**Requirements**
Copy exactly, leaving out every image, the lines from the one with "Output the LaTeX" through the one with "west, align=left, inner", inclusive.

# START OF Data records

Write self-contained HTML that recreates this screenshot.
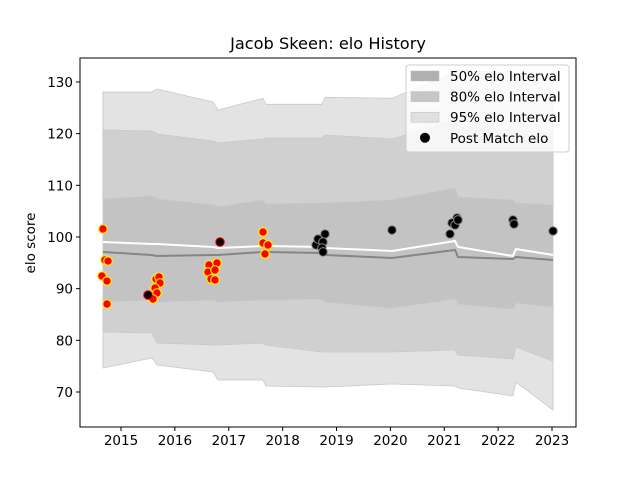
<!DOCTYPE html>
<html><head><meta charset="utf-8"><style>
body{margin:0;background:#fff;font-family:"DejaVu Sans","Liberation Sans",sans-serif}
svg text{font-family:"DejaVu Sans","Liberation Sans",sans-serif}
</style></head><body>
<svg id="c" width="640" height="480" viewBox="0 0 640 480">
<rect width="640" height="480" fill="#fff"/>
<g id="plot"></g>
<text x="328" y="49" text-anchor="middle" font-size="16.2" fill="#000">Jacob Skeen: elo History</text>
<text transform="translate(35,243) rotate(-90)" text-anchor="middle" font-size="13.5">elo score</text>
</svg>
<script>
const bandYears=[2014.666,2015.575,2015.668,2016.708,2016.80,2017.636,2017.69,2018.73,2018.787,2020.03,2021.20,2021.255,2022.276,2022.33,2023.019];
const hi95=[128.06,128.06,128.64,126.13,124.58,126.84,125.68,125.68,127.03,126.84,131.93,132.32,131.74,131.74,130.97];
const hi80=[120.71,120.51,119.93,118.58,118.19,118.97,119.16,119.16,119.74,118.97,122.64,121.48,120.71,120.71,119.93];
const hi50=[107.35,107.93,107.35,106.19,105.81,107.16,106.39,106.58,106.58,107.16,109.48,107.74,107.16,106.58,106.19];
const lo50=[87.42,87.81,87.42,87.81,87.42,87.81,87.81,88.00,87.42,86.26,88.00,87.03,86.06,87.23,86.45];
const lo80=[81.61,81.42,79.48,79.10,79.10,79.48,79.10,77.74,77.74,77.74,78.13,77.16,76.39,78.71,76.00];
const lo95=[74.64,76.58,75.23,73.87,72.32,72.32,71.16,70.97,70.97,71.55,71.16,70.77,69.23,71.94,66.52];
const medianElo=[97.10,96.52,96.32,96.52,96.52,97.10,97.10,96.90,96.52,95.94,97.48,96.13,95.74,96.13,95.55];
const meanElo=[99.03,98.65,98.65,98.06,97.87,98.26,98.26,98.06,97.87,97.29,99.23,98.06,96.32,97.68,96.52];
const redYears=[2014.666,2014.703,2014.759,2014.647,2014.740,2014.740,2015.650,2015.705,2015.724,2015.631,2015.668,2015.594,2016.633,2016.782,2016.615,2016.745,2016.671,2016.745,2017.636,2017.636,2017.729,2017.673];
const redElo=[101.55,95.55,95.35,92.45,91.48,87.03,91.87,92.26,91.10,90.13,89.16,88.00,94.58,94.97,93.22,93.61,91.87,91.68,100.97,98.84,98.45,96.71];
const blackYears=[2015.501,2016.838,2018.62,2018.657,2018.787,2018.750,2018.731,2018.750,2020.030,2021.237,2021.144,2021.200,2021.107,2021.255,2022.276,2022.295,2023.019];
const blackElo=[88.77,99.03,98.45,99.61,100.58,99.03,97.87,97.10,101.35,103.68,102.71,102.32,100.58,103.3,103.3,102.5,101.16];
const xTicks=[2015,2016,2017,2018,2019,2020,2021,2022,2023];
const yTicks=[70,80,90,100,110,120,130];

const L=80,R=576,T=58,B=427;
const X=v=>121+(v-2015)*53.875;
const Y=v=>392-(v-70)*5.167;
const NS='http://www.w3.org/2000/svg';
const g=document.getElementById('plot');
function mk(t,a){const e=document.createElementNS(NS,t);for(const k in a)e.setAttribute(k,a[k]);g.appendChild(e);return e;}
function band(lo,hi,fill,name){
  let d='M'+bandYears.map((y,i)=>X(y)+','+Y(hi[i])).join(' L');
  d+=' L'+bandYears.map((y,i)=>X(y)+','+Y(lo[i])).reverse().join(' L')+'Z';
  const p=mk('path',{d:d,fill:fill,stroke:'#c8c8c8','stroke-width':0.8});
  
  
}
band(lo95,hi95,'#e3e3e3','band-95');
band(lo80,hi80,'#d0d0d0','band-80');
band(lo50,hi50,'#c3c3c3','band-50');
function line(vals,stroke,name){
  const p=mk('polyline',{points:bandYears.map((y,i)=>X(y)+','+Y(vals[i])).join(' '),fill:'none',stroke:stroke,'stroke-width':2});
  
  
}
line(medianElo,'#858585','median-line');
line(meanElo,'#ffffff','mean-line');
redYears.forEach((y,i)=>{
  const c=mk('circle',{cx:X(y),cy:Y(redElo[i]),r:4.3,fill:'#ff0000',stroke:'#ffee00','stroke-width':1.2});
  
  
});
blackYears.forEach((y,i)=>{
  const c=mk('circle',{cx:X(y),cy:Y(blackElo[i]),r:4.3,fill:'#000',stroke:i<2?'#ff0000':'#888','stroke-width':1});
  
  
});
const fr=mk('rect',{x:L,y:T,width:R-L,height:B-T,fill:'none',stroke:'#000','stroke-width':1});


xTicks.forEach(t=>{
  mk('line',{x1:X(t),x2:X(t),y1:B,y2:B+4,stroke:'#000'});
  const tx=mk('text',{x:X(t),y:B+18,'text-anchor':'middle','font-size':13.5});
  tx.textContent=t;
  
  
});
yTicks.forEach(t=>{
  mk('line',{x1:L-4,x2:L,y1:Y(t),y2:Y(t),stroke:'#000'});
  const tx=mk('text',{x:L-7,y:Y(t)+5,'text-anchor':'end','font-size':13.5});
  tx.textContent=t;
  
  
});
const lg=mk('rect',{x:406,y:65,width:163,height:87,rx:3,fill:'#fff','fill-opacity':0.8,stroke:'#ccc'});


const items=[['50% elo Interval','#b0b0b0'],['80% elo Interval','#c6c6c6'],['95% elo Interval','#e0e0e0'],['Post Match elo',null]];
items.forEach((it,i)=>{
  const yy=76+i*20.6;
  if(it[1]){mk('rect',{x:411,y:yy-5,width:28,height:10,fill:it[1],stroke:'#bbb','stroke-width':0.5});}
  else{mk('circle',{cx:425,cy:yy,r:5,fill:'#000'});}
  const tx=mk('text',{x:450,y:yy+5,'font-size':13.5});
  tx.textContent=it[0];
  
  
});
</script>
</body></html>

# END OF Data records
# START OF Data records

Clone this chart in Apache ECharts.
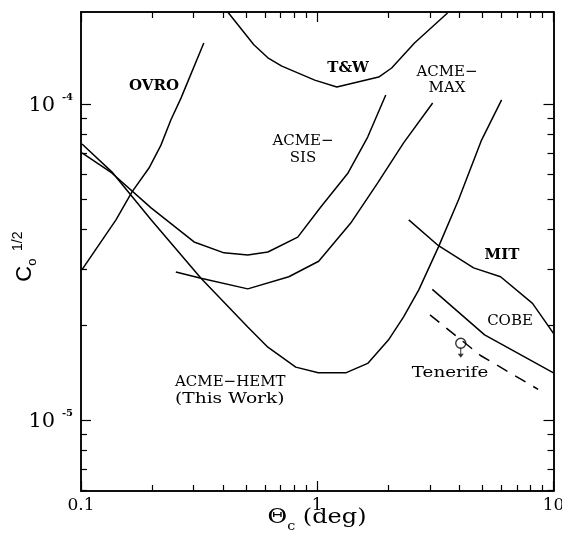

# END OF Data records
# START OF Data records

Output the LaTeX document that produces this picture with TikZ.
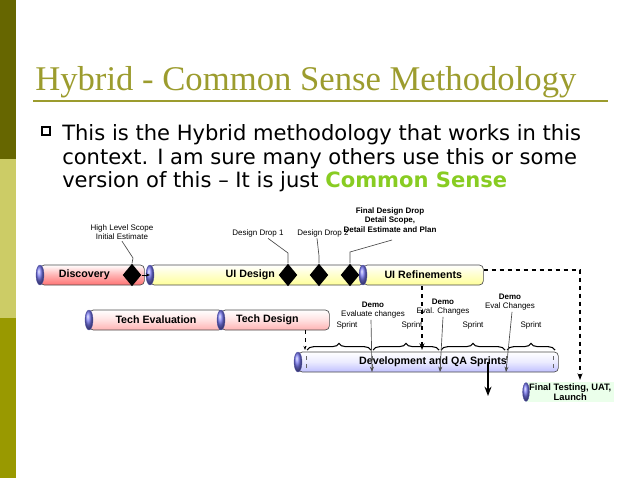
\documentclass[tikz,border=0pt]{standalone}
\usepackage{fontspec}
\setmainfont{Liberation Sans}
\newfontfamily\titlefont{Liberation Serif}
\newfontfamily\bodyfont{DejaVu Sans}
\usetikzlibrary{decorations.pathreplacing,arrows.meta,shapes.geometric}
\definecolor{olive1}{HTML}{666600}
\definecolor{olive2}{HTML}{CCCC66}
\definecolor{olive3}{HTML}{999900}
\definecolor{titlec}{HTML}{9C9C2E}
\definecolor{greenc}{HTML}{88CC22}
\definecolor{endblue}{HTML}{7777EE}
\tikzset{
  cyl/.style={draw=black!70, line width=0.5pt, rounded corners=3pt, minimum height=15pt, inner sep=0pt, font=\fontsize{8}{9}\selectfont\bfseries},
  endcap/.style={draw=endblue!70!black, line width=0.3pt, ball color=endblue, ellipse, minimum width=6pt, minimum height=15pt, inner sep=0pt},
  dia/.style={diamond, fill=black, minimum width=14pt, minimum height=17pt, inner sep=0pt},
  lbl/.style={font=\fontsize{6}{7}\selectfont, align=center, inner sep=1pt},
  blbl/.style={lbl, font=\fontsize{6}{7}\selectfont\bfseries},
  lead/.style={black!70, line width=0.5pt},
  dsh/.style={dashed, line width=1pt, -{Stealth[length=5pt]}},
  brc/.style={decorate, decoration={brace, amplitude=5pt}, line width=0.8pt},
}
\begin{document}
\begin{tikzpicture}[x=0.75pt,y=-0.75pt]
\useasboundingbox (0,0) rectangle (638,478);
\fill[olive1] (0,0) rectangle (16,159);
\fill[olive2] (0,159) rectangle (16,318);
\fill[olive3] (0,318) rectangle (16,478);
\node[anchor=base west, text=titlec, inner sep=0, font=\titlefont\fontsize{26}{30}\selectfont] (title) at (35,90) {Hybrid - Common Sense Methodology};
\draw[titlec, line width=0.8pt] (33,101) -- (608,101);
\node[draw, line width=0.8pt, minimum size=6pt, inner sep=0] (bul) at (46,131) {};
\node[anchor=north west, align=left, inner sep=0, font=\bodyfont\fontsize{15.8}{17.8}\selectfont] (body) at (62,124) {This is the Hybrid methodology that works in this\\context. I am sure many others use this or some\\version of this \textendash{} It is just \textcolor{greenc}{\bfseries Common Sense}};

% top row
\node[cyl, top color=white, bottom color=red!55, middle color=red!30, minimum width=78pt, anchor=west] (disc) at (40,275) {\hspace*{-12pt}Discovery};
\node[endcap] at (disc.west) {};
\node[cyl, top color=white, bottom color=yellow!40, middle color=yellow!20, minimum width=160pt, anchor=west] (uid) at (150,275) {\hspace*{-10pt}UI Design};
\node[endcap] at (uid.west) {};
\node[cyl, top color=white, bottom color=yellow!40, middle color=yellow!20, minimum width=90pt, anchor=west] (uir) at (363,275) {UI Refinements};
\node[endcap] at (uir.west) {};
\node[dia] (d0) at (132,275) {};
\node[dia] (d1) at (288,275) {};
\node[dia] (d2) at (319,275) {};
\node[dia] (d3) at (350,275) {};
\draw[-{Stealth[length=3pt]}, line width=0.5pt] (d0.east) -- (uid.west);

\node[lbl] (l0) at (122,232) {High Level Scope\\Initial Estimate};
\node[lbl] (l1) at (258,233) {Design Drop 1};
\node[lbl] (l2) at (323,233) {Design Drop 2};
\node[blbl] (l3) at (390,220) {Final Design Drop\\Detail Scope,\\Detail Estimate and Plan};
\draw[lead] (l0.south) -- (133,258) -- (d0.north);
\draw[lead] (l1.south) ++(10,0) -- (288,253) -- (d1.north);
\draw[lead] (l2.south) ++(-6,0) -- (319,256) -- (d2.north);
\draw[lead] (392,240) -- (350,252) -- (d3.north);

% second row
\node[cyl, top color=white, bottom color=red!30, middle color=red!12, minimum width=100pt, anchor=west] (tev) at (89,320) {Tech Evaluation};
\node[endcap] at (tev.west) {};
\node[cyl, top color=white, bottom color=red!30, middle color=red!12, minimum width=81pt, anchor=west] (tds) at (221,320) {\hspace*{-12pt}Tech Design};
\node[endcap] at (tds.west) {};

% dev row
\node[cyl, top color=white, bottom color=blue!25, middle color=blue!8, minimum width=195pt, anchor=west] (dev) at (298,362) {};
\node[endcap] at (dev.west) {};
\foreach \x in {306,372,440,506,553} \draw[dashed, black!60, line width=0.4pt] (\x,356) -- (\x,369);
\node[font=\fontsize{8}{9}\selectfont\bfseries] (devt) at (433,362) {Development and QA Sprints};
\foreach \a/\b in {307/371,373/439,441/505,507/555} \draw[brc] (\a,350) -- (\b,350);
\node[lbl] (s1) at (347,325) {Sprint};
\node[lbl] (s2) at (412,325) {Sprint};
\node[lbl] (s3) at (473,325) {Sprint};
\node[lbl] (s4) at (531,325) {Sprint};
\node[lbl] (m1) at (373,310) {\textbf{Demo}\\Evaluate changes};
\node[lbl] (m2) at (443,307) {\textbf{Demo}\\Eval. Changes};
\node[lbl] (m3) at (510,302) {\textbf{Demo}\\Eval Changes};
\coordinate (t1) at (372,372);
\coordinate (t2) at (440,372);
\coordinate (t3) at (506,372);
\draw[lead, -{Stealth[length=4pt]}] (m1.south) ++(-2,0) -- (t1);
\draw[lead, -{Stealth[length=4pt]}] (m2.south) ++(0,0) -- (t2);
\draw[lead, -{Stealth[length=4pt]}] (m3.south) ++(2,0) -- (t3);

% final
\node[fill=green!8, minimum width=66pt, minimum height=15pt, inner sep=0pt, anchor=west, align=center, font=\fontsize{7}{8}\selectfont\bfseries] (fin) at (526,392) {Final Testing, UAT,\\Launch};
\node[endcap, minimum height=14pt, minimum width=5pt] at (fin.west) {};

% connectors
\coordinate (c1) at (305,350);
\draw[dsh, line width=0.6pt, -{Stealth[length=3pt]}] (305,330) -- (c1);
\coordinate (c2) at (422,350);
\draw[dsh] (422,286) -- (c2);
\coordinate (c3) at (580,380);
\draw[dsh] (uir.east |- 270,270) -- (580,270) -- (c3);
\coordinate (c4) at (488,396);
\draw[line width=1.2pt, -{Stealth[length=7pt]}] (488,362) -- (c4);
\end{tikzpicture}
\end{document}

# END OF Data records

**Finished answer**
Output the LaTeX document that produces this picture with TikZ.
\documentclass[tikz,border=0pt]{standalone}
\usepackage{fontspec}
\setmainfont{Liberation Sans}
\newfontfamily\titlefont{Liberation Serif}
\newfontfamily\bodyfont{DejaVu Sans}
\usetikzlibrary{decorations.pathreplacing,arrows.meta,shapes.geometric}
\definecolor{olive1}{HTML}{666600}
\definecolor{olive2}{HTML}{CCCC66}
\definecolor{olive3}{HTML}{999900}
\definecolor{titlec}{HTML}{9C9C2E}
\definecolor{greenc}{HTML}{88CC22}
\definecolor{endblue}{HTML}{7777EE}
\tikzset{
  cyl/.style={draw=black!70, line width=0.5pt, rounded corners=3pt, minimum height=15pt, inner sep=0pt, font=\fontsize{8}{9}\selectfont\bfseries},
  endcap/.style={draw=endblue!70!black, line width=0.3pt, ball color=endblue, ellipse, minimum width=6pt, minimum height=15pt, inner sep=0pt},
  dia/.style={diamond, fill=black, minimum width=14pt, minimum height=17pt, inner sep=0pt},
  lbl/.style={font=\fontsize{6}{7}\selectfont, align=center, inner sep=1pt},
  blbl/.style={lbl, font=\fontsize{6}{7}\selectfont\bfseries},
  lead/.style={black!70, line width=0.5pt},
  dsh/.style={dashed, line width=1pt, -{Stealth[length=5pt]}},
  brc/.style={decorate, decoration={brace, amplitude=5pt}, line width=0.8pt},
}
\begin{document}
\begin{tikzpicture}[x=0.75pt,y=-0.75pt]
\useasboundingbox (0,0) rectangle (638,478);
\fill[olive1] (0,0) rectangle (16,159);
\fill[olive2] (0,159) rectangle (16,318);
\fill[olive3] (0,318) rectangle (16,478);
\node[anchor=base west, text=titlec, inner sep=0, font=\titlefont\fontsize{26}{30}\selectfont] (title) at (35,90) {Hybrid - Common Sense Methodology};
\draw[titlec, line width=0.8pt] (33,101) -- (608,101);
\node[draw, line width=0.8pt, minimum size=6pt, inner sep=0] (bul) at (46,131) {};
\node[anchor=north west, align=left, inner sep=0, font=\bodyfont\fontsize{15.8}{17.8}\selectfont] (body) at (62,124) {This is the Hybrid methodology that works in this\\context. I am sure many others use this or some\\version of this \textendash{} It is just \textcolor{greenc}{\bfseries Common Sense}};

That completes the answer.